Each woman is her own country.

I can move to Paris or Lyon and spend months or years learning the language, the finer points of French cuisine, the country’s history, artistic movements, literature, etiquette, religion, social mores, and geography, but if I moved to Germany, none of this specialized knowledge would do me a bit of good. Could an intimate knowledge of Notre Dame’s architecture serve me at the Frauenkirche in Münich? Could I order a “le croissant au jambon et de fromage” at the Hofbräuhaus?

No, I’d be starting from scratch. The only thing benefiting me when traveling from one country to the next is a certain attentiveness to how one becomes immersed in a culture. I’ve been told that learning more than one language at a young age nurtures that part of our brains and keeps it active and vital. We stay adept at learning languages.
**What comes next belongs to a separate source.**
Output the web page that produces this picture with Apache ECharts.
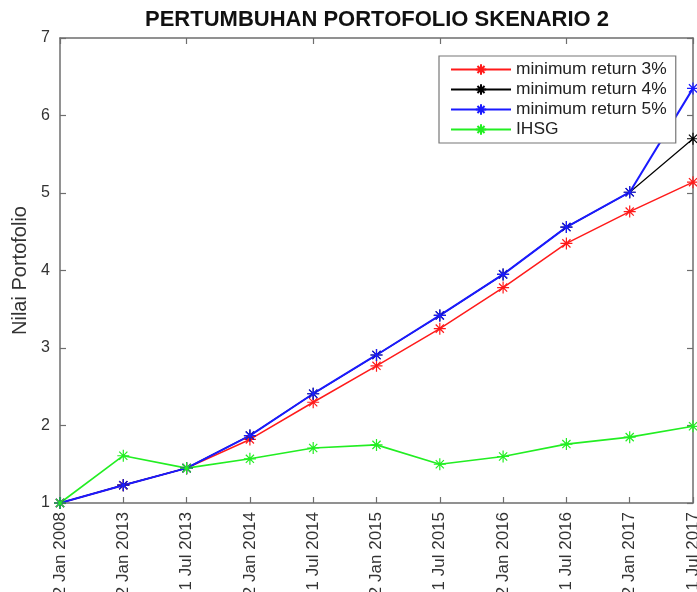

The children of bi-lingual households have an easier time learning their third language and their forth and so on.

Gaining knowledge of one country, of one woman, is useful only if in the process the traveler, the man, learns to become a good student. After I learned to become a student of one woman, becoming a student of another was easier. The specialized knowledge I took away from one relationship—Charlotte’s favorite drink at Starbucks or the emotional and spiritual wounds she received from her parents—was worthless, but my heightened sensitivity to both the main storyline and the subtext prepared me for interactions with other women.
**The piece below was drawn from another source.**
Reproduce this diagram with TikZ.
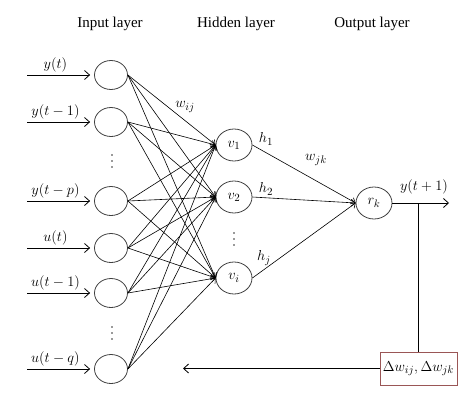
\documentclass[tikz,border=0pt]{standalone}
\usepackage{fontspec}
\setmainfont{Liberation Serif}
\usetikzlibrary{shapes.geometric,arrows.meta,calc}
\definecolor{boxred}{HTML}{9A5656}
\begin{document}
\begin{tikzpicture}[x=1pt,y=-1pt,
  font=\fontsize{15}{17}\selectfont,
  inp/.style={ellipse,draw=black!75,line width=0.8pt,minimum width=33pt,minimum height=29pt,inner sep=0pt},
  hid/.style={ellipse,draw=black!75,line width=0.8pt,minimum width=36pt,minimum height=32pt,inner sep=0pt},
  conn/.style={line width=0.6pt,-{Straight Barb[length=4pt,width=7pt]}},
  feed/.style={line width=0.8pt,-{Straight Barb[length=5pt,width=9pt]}},
  plain/.style={line width=0.8pt},
  lbl/.style={inner sep=1pt},
  dot/.style={circle,fill=black!80,inner sep=0pt,minimum size=1.8pt},
  upd/.style={draw=boxred,line width=0.9pt,minimum width=77pt,minimum height=33pt,inner sep=2pt}]
\useasboundingbox (0,0) rectangle (474,402);
% headers
\node[lbl] (hin) at (110,24) {Input layer};
\node[lbl] (hhid) at (236,24) {Hidden layer};
\node[lbl] (hout) at (372,24) {Output layer};
% input nodes
\node[inp] (i1) at (111,75) {};
\node[inp] (i2) at (111,122) {};
\node[inp] (i3) at (111,201) {};
\node[inp] (i4) at (111,248) {};
\node[inp] (i5) at (111,293) {};
\node[inp] (i6) at (111,369) {};
% vertical ellipses (dots)
\foreach \x/\y/\k in {112/155/a,112/327/b,234/233/c}{
  \node[dot] (\k1) at (\x,\y) {};
  \node[dot] (\k2) at (\x,\y+6) {};
  \node[dot] (\k3) at (\x,\y+12) {};
}
% input arrows
\foreach \n/\t in {1/{y(t)},2/{y(t-1)},3/{y(t-p)},4/{u(t)},5/{u(t-1)},6/{u(t-q)}}{
  \coordinate (s\n) at ($(i\n.west)+(-67,0)$);
  \draw[feed] (s\n) -- node[lbl,above=2pt,pos=0.45] (l\n) {$\t$} ($(i\n.west)+(-4,0)$);
}
% hidden nodes
\node[hid] (h1) at (234,145) {$v_1$};
\node[hid] (h2) at (234,197) {$v_2$};
\node[hid] (h3) at (234,278) {$v_i$};
% input -> hidden
\foreach \a in {1,...,6}{
  \foreach \b in {1,2,3}{
    \draw[conn] (i\a.east) -- (h\b.west);
  }
}
\node[lbl] (wij) at (185,107) {$w_{ij}$};
% output
\node[hid] (o) at (374,203) {$r_k$};
\foreach \b in {1,2,3}{
  \draw[conn] (h\b.east) -- (o.west);
}
\node[lbl] (hl1) at (266,139) {$h_1$};
\node[lbl] (hl2) at (266,189) {$h_2$};
\node[lbl] (hl3) at (264,258) {$h_j$};
\node[lbl] (wjk) at (316,160) {$w_{jk}$};
\coordinate (oend) at (449,203);
\coordinate (tap) at (418.5,203);
\draw[feed] (o.east) -- (oend);
\node[lbl] (yout) at (424,187) {$y(t+1)$};
\node[upd] (box) at (418.5,368.5) {$\Delta w_{ij}, \Delta w_{jk}$};
\draw[plain] (tap) -- (box.north);
\coordinate (fend) at (183,368.5);
\draw[feed] (box.west) -- (fend);
\end{tikzpicture}
\end{document}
Even if the table manners and the Christmas traditions are different in a new woman-country, an intelligent man will cultivate the ability to listen well and observe her nuances and quirks, to remember precisely and adapt to her tastes and preferences.

We’re talking about the art of survival here, but we’re also talking about service and healthy compromise. Compromise is the grease in relationships founded upon sacrificial love and mutual service, but unfortunately, many men fall prey to a poisonous mindset that says compromise is weakness. Women must be contained. They must be mastered. They are countries that need conquering.

These same men say that women are crazy. Declaring that they’re crazy, as though one were delivering some sort of edict or universal truth, gives men the excuse they need to avoid entering the mysterious, infuriating, and intoxicating world of Woman; to avoid confessing our need of them; to insist on a reality governed only by logic and linear thought.

Needless to say, most men lack the courage to dwell long in a realm where they must seek to listen and understand, rather than dominate and control. Most men are afraid to become students of their girlfriends, wives, lovers, sisters, and mothers because of what they stand to lose in the way of power and authority. They choose not to feed their understanding and empathy, but their machismo, because patriarchy is the duct tape that holds their world together. Being in charge offers men the false guarantee of a coherent world: man knows his place, woman, hers, and everything makes sense. The earth continues to spin on its axis while men wear the pants.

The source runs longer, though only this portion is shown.